Das Buch als Bildungs- und Kulturgut

Dass sich das digitale Buch verbreiten wird, daran zweifelt nun niemand mehr ernsthaft - nur wie schnell, wie weit und unter welchen Opfern, ist nicht klar. Taschenbücher werden es schwer haben, heißt es allenthalben, gedruckte Bücher werden aufwendiger und teurer. Und dass es in Deutschland eine besondere Ehrfurcht vor dem gedruckten Buch gibt. Das ist dank Luther so, wie der Buchwissenschaftler Stephan Füssel sagt: Die massenhafte Verbreitung der Luther-Bibel habe das Buch in Deutschland bereits seit der Mitte des 16. Jahrhunderts zur "geheiligten Ware" gemacht, was durch Klassikerverehrung ab dem 18. Jahrhundert noch verstärkt worden sei.

"Noch in den fünfziger Jahren war es an den Universitäten verpönt, Klassiker oder wissenschaftliche Bücher als Taschenbuch zu besitzen!", erinnert sich der weißhaarige Wissenschaftler. Der billige Einband galt als dem Inhalt nicht angemessen.

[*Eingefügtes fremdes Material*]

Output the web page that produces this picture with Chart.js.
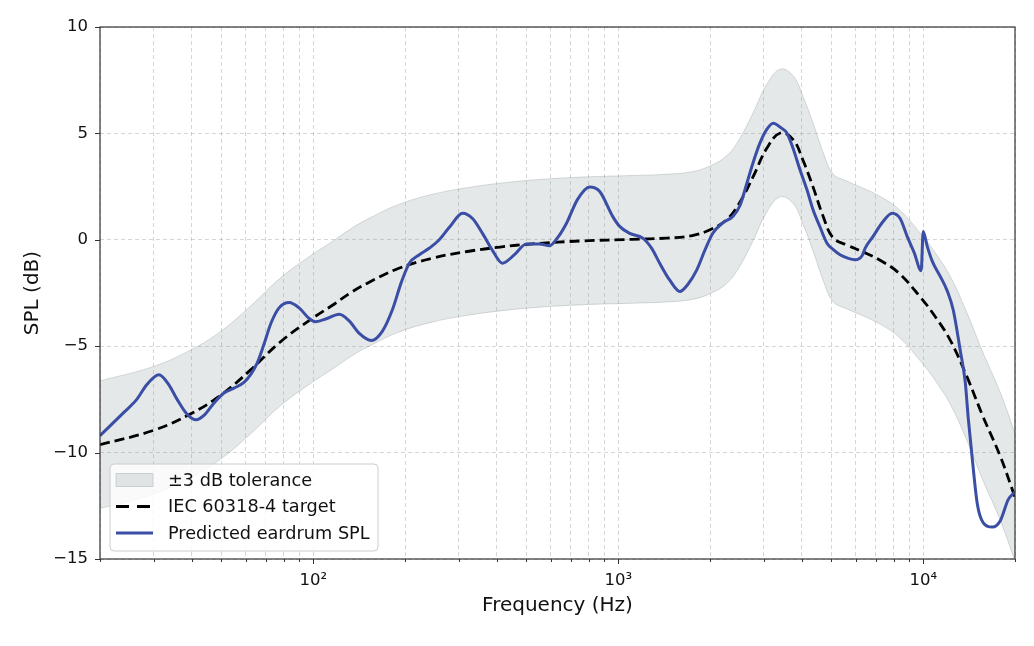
<!DOCTYPE html>
<html>
<head>
<meta charset="utf-8">
<script src="https://cdn.jsdelivr.net/npm/chart.js@4.4.0/dist/chart.umd.min.js"></script>
<style>
  html, body { margin: 0; padding: 0; background: #fff; }
</style>
</head>
<body>
<canvas id="spl-chart" width="1034" height="646"></canvas>
<script>
// IEC 60318-4 target (Hz, dB)
const targetFreq = [20, 30, 40, 50, 62.5, 78, 98, 115, 134, 150, 190, 245, 320, 410, 525, 765, 1110, 1440, 1750, 2000, 2270, 2500, 2770, 3070, 3400, 3750, 4030, 4350, 4700, 5060, 5630, 6300, 7200, 8300, 9800, 11000, 12300, 13900, 15700, 17900, 20000];
const targetSpl = [-9.63, -8.95, -8.15, -7.28, -6.1, -4.8, -3.75, -3.1, -2.45, -2.05, -1.35, -0.87, -0.55, -0.34, -0.19, -0.05, 0.02, 0.08, 0.2, 0.47, 0.95, 1.74, 2.97, 4.3, 5.02, 4.7, 3.76, 2.5, 1.1, 0.1, -0.25, -0.55, -0.95, -1.55, -2.7, -3.65, -4.75, -6.42, -8.3, -10.18, -12.1];
const tolerance = 3;

// predicted eardrum SPL (Hz, dB)
const predFreq = [20, 24, 26.4, 28.5, 31.2, 33.6, 35.8, 38.6, 41.3, 44.2, 47.3, 51, 55, 59.3, 62.6, 65.5, 69, 72.8, 77.3, 83.4, 89.9, 97, 102, 111, 121.7, 131, 141.6, 155, 168.5, 181.7, 194.5, 206.7, 223, 240, 259, 280, 309, 333, 359, 387, 417, 457, 500, 552, 596, 633, 677, 736, 806, 870, 959, 1011, 1091, 1204, 1288, 1368, 1476, 1594, 1691, 1810, 1923, 2043, 2204, 2377, 2506, 2642, 2765, 2915, 3074, 3224, 3391, 3576, 3743, 3945, 4159, 4354, 4589, 4838, 5063, 5338, 5630, 5980, 6304, 6449, 6853, 7334, 7911, 8404, 8861, 9341, 9849, 10000, 10307, 10705, 11373, 11991, 12547, 13229, 13740, 14057, 14488, 15043, 15740, 16853, 17900, 19016, 20000];
const predSpl = [-9.2, -8.1, -7.5, -6.8, -6.34, -6.8, -7.5, -8.2, -8.46, -8.2, -7.67, -7.2, -6.97, -6.7, -6.3, -5.8, -4.9, -3.9, -3.2, -2.95, -3.2, -3.7, -3.85, -3.7, -3.5, -3.8, -4.4, -4.73, -4.3, -3.3, -2.0, -1.1, -0.7, -0.4, 0, 0.6, 1.25, 1.0, 0.3, -0.5, -1.1, -0.7, -0.2, -0.2, -0.28, 0.1, 0.78, 1.9, 2.48, 2.27, 1.1, 0.63, 0.3, 0.08, -0.4, -1.1, -1.9, -2.43, -2.1, -1.41, -0.5, 0.31, 0.8, 1.1, 1.6, 2.66, 3.6, 4.54, 5.2, 5.48, 5.3, 5.01, 4.3, 3.29, 2.35, 1.41, 0.6, -0.16, -0.45, -0.7, -0.85, -0.94, -0.75, -0.4, 0.16, 0.8, 1.25, 1.0, 0.16, -0.6, -1.45, 0.39, -0.3, -1.0, -1.72, -2.4, -3.3, -5.2, -6.7, -8.4, -10.3, -12.4, -13.3, -13.5, -13.2, -12.2, -11.85];

const xTicks = [20, 30, 40, 50, 60, 70, 80, 90, 100, 200, 300, 400, 500, 600, 700, 800, 900, 1000, 2000, 3000, 4000, 5000, 6000, 7000, 8000, 9000, 10000, 20000];
const xTickLabels = {100: '10\u00b2', 1000: '10\u00b3', 10000: '10\u2074'};
const yTicks = [-15, -10, -5, 0, 5, 10];

const toPoints = (xs, ys) => xs.map((x, i) => ({x: x, y: ys[i]}));

const bandColor = 'rgba(127, 140, 141, 0.2)';
const bandEdge = 'rgba(127, 140, 141, 0.3)';
const blue = '#3b4ea6';
const FONT = "'DejaVu Sans', sans-serif";

const legendItems = [
    {label: '\u00b13 dB tolerance', type: 'band'},
    {label: 'IEC 60318-4 target', type: 'dash'},
    {label: 'Predicted eardrum SPL', type: 'line'}
];

// legend in the lower left corner, frame and tick marks
const plotExtras = {
    id: 'plotExtras',
    afterDraw(chart) {
        const {ctx, chartArea, scales} = chart;
        ctx.save();
        ctx.strokeStyle = '#333';
        ctx.lineWidth = 1;
        ctx.beginPath();
        xTicks.forEach(v => {
            const px = Math.round(scales.x.getPixelForValue(v)) + 0.5;
            const len = xTickLabels[v] ? 5 : 3;
            ctx.moveTo(px, chartArea.bottom);
            ctx.lineTo(px, chartArea.bottom + len);
        });
        yTicks.forEach(v => {
            const py = Math.round(scales.y.getPixelForValue(v)) + 0.5;
            ctx.moveTo(chartArea.left, py);
            ctx.lineTo(chartArea.left - 5, py);
        });
        ctx.stroke();
        ctx.lineWidth = 1.2;
        ctx.strokeRect(chartArea.left, chartArea.top, chartArea.right - chartArea.left, chartArea.bottom - chartArea.top);

        const bx = chartArea.left + 10, by = chartArea.bottom - 95, bw = 268, bh = 87;
        ctx.beginPath();
        ctx.roundRect(bx, by, bw, bh, 4);
        ctx.fillStyle = 'rgba(255,255,255,0.8)';
        ctx.fill();
        ctx.strokeStyle = '#cccccc';
        ctx.lineWidth = 1;
        ctx.stroke();

        ctx.font = '17.7px ' + FONT;
        ctx.textBaseline = 'middle';
        legendItems.forEach((item, i) => {
            const cy = by + 16 + i * 26.5;
            if (item.type === 'band') {
                ctx.fillStyle = bandColor;
                ctx.fillRect(bx + 6, cy - 6.5, 37, 13);
                ctx.strokeStyle = bandEdge;
                ctx.strokeRect(bx + 6, cy - 6.5, 37, 13);
            } else {
                ctx.beginPath();
                ctx.lineWidth = 3;
                ctx.strokeStyle = item.type === 'dash' ? '#000' : blue;
                ctx.setLineDash(item.type === 'dash' ? [13, 8] : []);
                ctx.moveTo(bx + 6, cy);
                ctx.lineTo(bx + 43, cy);
                ctx.stroke();
                ctx.setLineDash([]);
            }
            ctx.fillStyle = '#111';
            ctx.fillText(item.label, bx + 58, cy + 1);
        });
        ctx.restore();
    }
};

const gridOpts = {
    color: 'rgba(0,0,0,0.16)',
    lineWidth: 1,
    drawTicks: true,
    tickLength: 5,
    tickColor: 'rgba(0,0,0,0)'
};

const ctx = document.getElementById('spl-chart').getContext('2d');
const chart = new Chart(ctx, {
    type: 'line',
    data: {
        datasets: [
            {
                label: 'Predicted eardrum SPL',
                data: toPoints(predFreq, predSpl),
                borderColor: blue,
                borderWidth: 3,
                pointRadius: 0,
                cubicInterpolationMode: 'monotone',
                order: 0
            },
            {
                label: 'IEC 60318-4 target',
                data: toPoints(targetFreq, targetSpl),
                borderColor: '#000',
                borderWidth: 2.8,
                borderDash: [10, 5],
                pointRadius: 0,
                tension: 0.4,
                order: 1
            },
            {
                label: 'upper',
                data: toPoints(targetFreq, targetSpl.map(v => v + tolerance)),
                borderColor: bandEdge,
                borderWidth: 1,
                backgroundColor: bandColor,
                fill: '+1',
                pointRadius: 0,
                tension: 0.4,
                order: 2
            },
            {
                label: 'lower',
                data: toPoints(targetFreq, targetSpl.map(v => v - tolerance)),
                borderColor: bandEdge,
                borderWidth: 1,
                pointRadius: 0,
                fill: false,
                tension: 0.4,
                order: 3
            }
        ]
    },
    options: {
        responsive: false,
        animation: false,
        devicePixelRatio: 1,
        layout: { padding: { top: 27, right: 19, left: 0, bottom: 0 } },
        plugins: {
            legend: { display: false },
            tooltip: { enabled: false }
        },
        scales: {
            x: {
                type: 'logarithmic',
                min: 20,
                max: 20000,
                afterBuildTicks: (scale) => { scale.ticks = xTicks.map(v => ({value: v})); },
                afterFit: (scale) => { scale.height = 87; },
                ticks: {
                    autoSkip: false,
                    maxRotation: 0,
                    padding: 7,
                    color: '#111',
                    font: { family: FONT, size: 16.5 },
                    callback: (v) => xTickLabels[v] || ''
                },
                grid: gridOpts,
                border: { display: false, dash: [4, 3] },
                title: {
                    display: true,
                    text: 'Frequency (Hz)',
                    color: '#111',
                    font: { family: FONT, size: 20 },
                    padding: { top: 0, bottom: 28 }
                }
            },
            y: {
                min: -15,
                max: 10,
                afterBuildTicks: (scale) => { scale.ticks = yTicks.map(v => ({value: v})); },
                afterFit: (scale) => { scale.width = 100; },
                ticks: {
                    padding: 7,
                    color: '#111',
                    font: { family: FONT, size: 16.5 },
                    callback: (v) => v < 0 ? '\u2212' + Math.abs(v) : String(v)
                },
                grid: gridOpts,
                border: { display: false, dash: [4, 3] },
                title: {
                    display: true,
                    text: 'SPL (dB)',
                    color: '#111',
                    font: { family: FONT, size: 20 },
                    padding: { top: 21, bottom: 0 }
                }
            }
        }
    },
    plugins: [plotExtras]
});
</script>
</body>
</html>
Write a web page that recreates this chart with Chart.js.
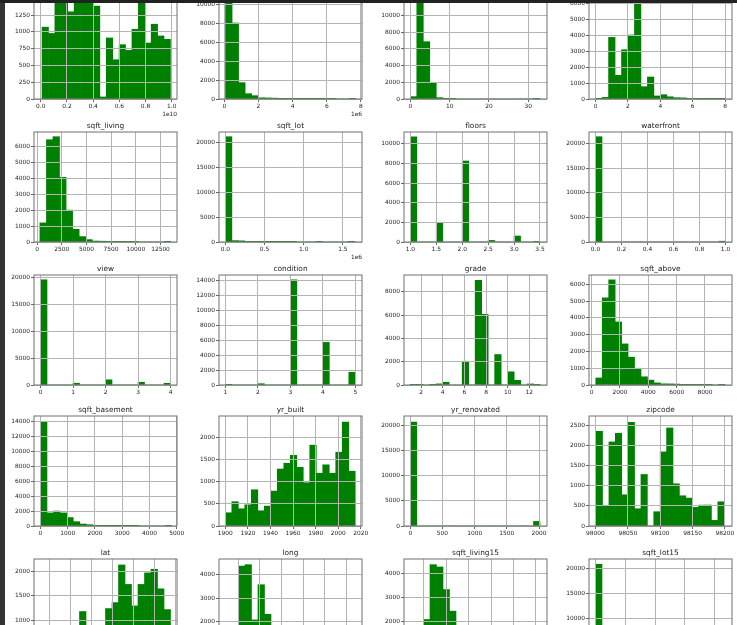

Ähnliche Abschätzigkeit widerfahre nun dem digitalen Buch.

Bei allen unterschiedlichen Einschätzungen, welche Folgen die Digitalisierung hat, ist man sich doch in einem einig: Darüber, wer die Bösen sind. Es sind Amazon, Apple und Google, die das Geschäft an sich ziehen und kontrollieren, weil sie die Kanäle besitzen, über die E-Books zumeist verkauft werden. Um ihnen Einhalt zu gebieten, ruft so mancher, darunter Yogeshwar, sogar nach dem Staat. Amazon und Co. wird das wohl nicht weiter jucken. Sie sind noch nicht einmal nach Frankfurt gekommen. Nur Google ist da. Mit einem Stand, der dadurch auffällt, dass er gänzlich ohne Bücher auskommt.